The show "Celebrity Treasure Island", I get the runs after only seeing the ads for it - let alone the show. And as for Shortland Street, same stories just new faces...please TVNZ get some new ideas and some new shows.
Tim Spooner
How many of these idiots do we have to put up with? Their appointments are always controversial and time always proves the objectors correct. When will this nonsense come to an end and real professional managers of people be put in place?
Rodger Williams
I think it was time for him to go I would not even have him as a tea maker! Richard Long or Judy Bailey should be the new person in charge of TVNZ*I also think it is time for new movies!
Ian
About time! I have been emailing TVNZ for 2 yrs to sack him.
Tim Jones
Every dictator falls eventually.

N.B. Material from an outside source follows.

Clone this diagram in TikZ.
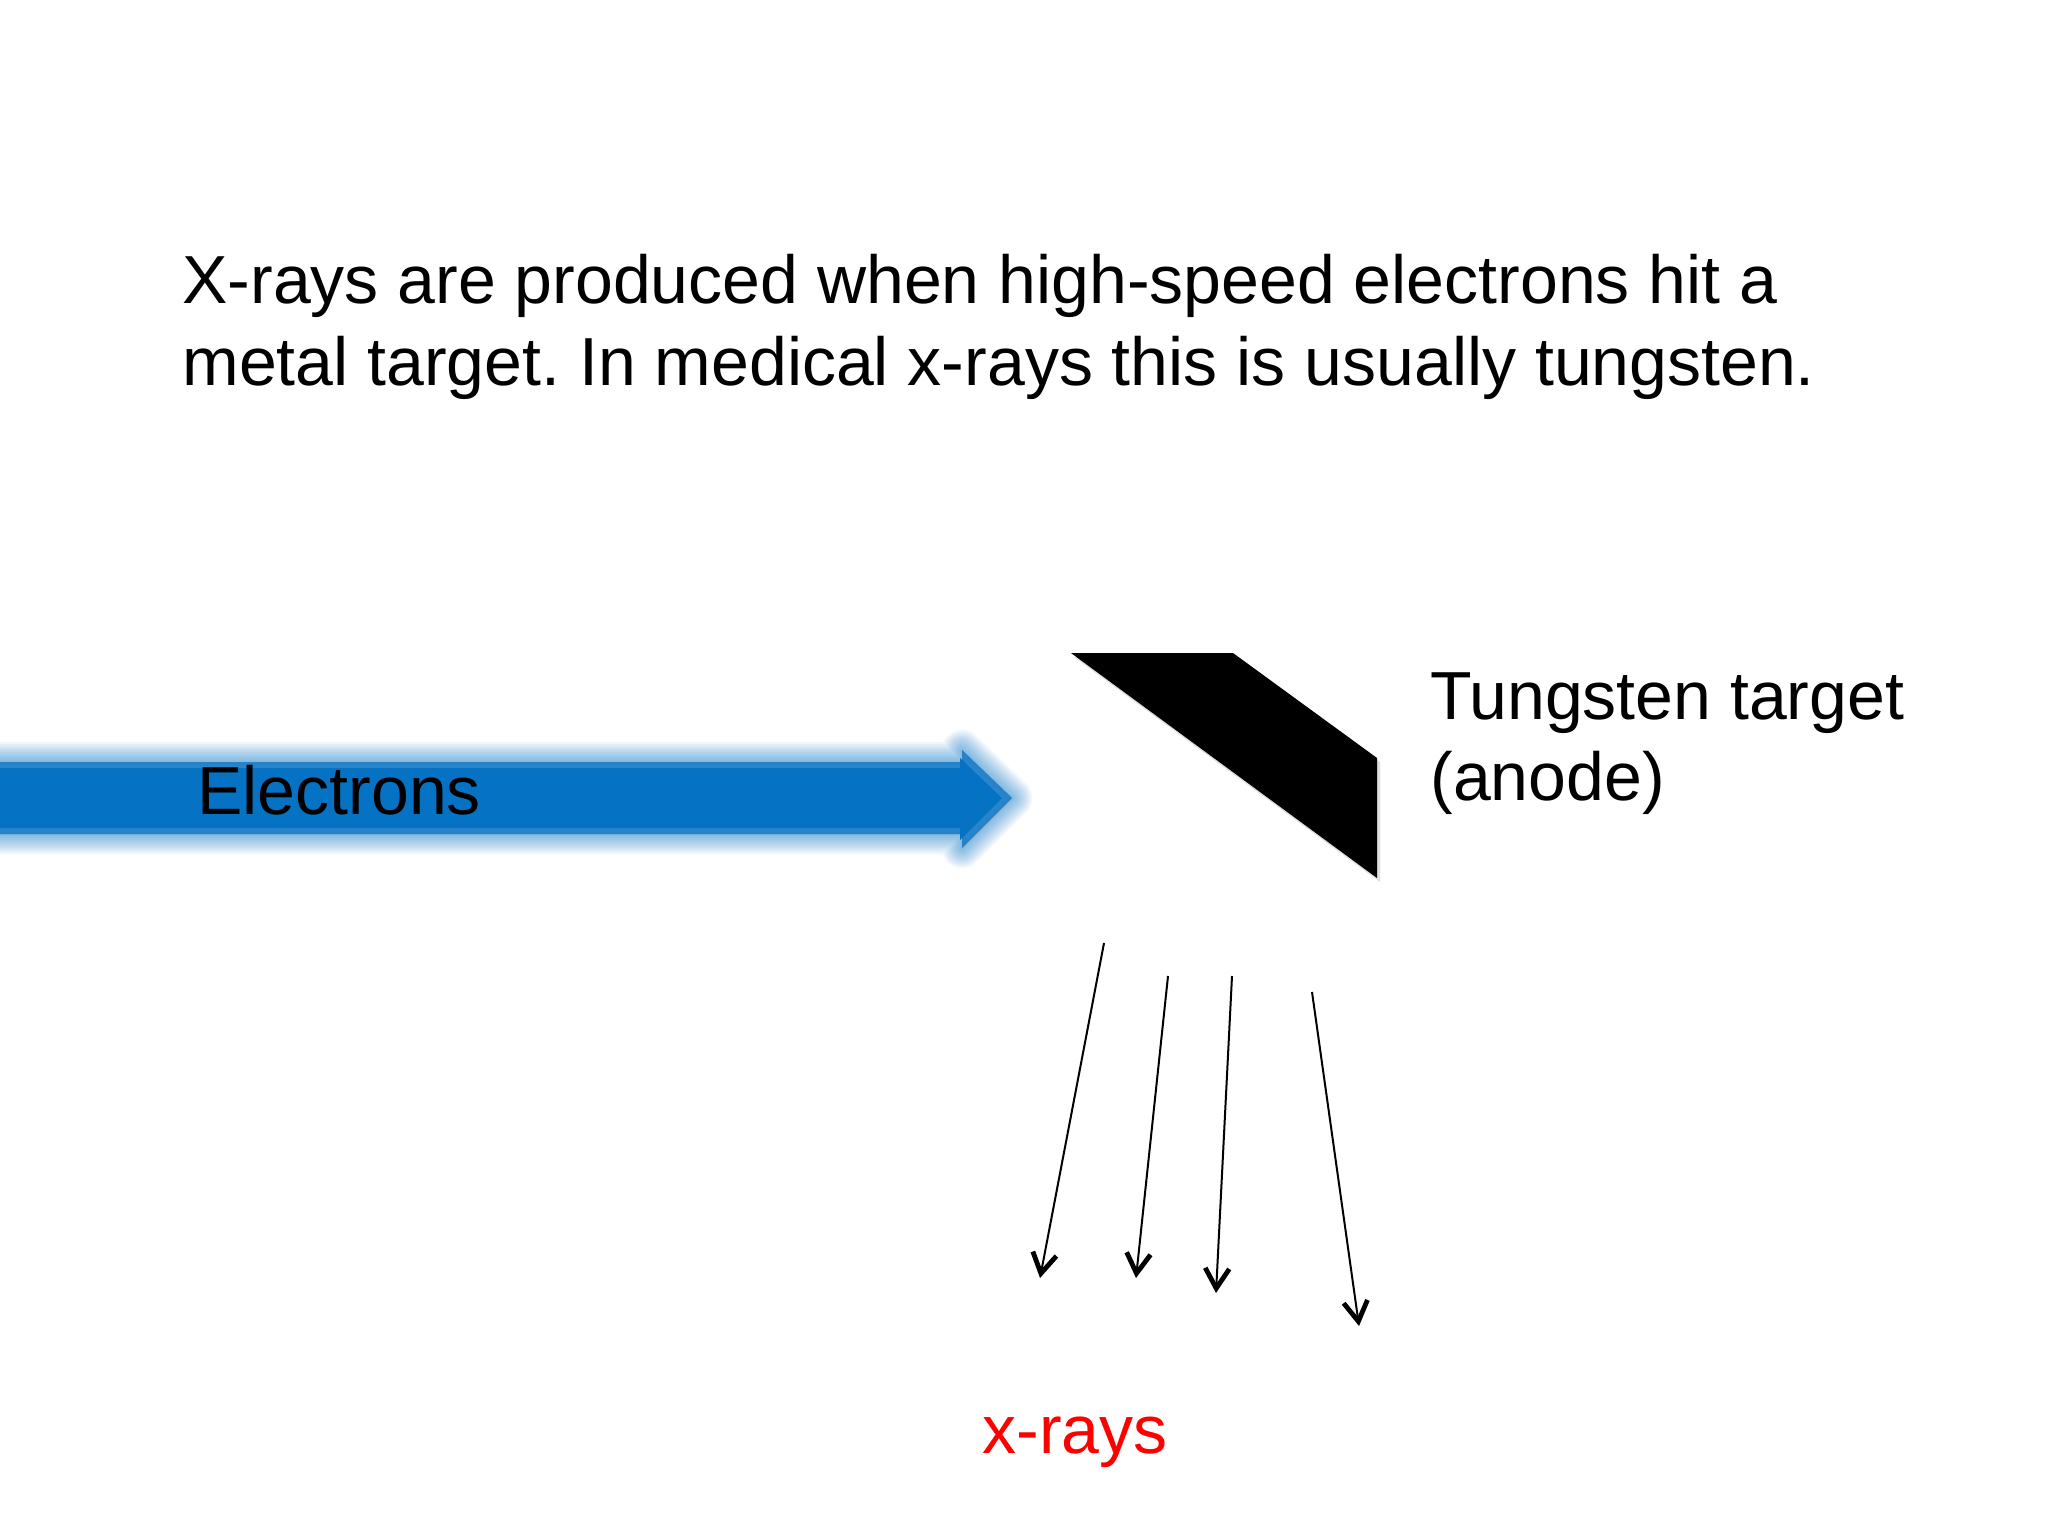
\documentclass[tikz,border=0pt]{standalone}
\usepackage{fontspec}
\setmainfont{Liberation Sans}
\usetikzlibrary{arrows.meta}
\definecolor{eblue}{RGB}{6,114,196}
\definecolor{xred}{RGB}{255,0,0}
\tikzset{
  lbl/.style={anchor=base west, inner sep=0pt, font=\fontsize{34}{41}\selectfont},
  ray/.style={line width=1pt, black, -{Straight Barb[length=10pt,width=12pt,line width=2.4pt]}},
  glow/.style={draw=eblue, fill=eblue, line join=round, opacity=0.06},
}
\frenchspacing
\begin{document}
\begin{tikzpicture}[x=0.5pt,y=-0.5pt]
\useasboundingbox (0,0) rectangle (2048,1536);
\fill[white] (0,0) rectangle (2048,1536);
% blurred electron beam
\def\beam{(-60,762) -- (962,762) -- (962,750) -- (1012,798) -- (962,848) -- (962,834) -- (-60,834) -- cycle}
\def\core{(-60,768) -- (960,768) -- (960,758) -- (1002,798) -- (960,840) -- (960,828) -- (-60,828) -- cycle}
\foreach \w in {40,36,32,28,24,20,16,12,8,4}{
  \path[glow, line width=\w*0.5pt] \beam;
}
\fill[eblue, opacity=0.55] \beam;
\fill[eblue] \core;
% target shadow + target
\fill[black!25, opacity=0.5] (1074,657) -- (1236,657) -- (1380,762) -- (1380,882) -- cycle;
\fill[black] (1071,653) -- (1233,653) -- (1377,758) -- (1377,878) -- cycle;
% texts
\node[lbl] (t1) at (182,303) {X-rays are produced when high-speed electrons hit a};
\node[lbl] (t2) at (182,385) {metal target. In medical x-rays this is usually tungsten.};
\node[lbl] (el) at (197,814) {Electrons};
\node[lbl] (tg1) at (1430,719) {Tungsten target};
\node[lbl] (tg2) at (1430,800) {(anode)};
\node[lbl, text=xred] (xr) at (982,1453) {x-rays};
% x-ray arrows
\coordinate (a1s) at (1104,943); \coordinate (a1e) at (1040,1278);
\coordinate (a2s) at (1168,976); \coordinate (a2e) at (1136,1278);
\coordinate (a3s) at (1232,976); \coordinate (a3e) at (1216,1293);
\coordinate (a4s) at (1312,992); \coordinate (a4e) at (1359,1326);
\draw[ray] (a1s) -- (a1e);
\draw[ray] (a2s) -- (a2e);
\draw[ray] (a3s) -- (a3e);
\draw[ray] (a4s) -- (a4e);
\end{tikzpicture}
\end{document}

The question is what can be found in the rubble?
Micheal Warren
Great job he has gone!
Glen McCauley
Given the large slip in TVNZ news ratings since the departure of Judy Bailey, Richard Long, Paul Holmes and others, surely TVNZ and its Government owners must not acknowledge that the salaries paid to those stars really were worth it.
Ben Picard
Clearly the quality of the programmes on TVNZ have lost the interest of our family and in discussion with others, we found the consensus of opinion is the same,its rubbish. Last nights programme on Why America Sucks is a typical example of that and after a short time of watching it, we switched that off. Is this what the programming gurus are capable of? If there is no one who does a check on opinions of the viewers and the calibre of these programmes then the downward slide of TVNZs popularity is bound to go below zero.
Steve
The fox has certainly cleaned out the chicken run.
Brian
Seldom watch it, but when I do, I cant believe how bad it is.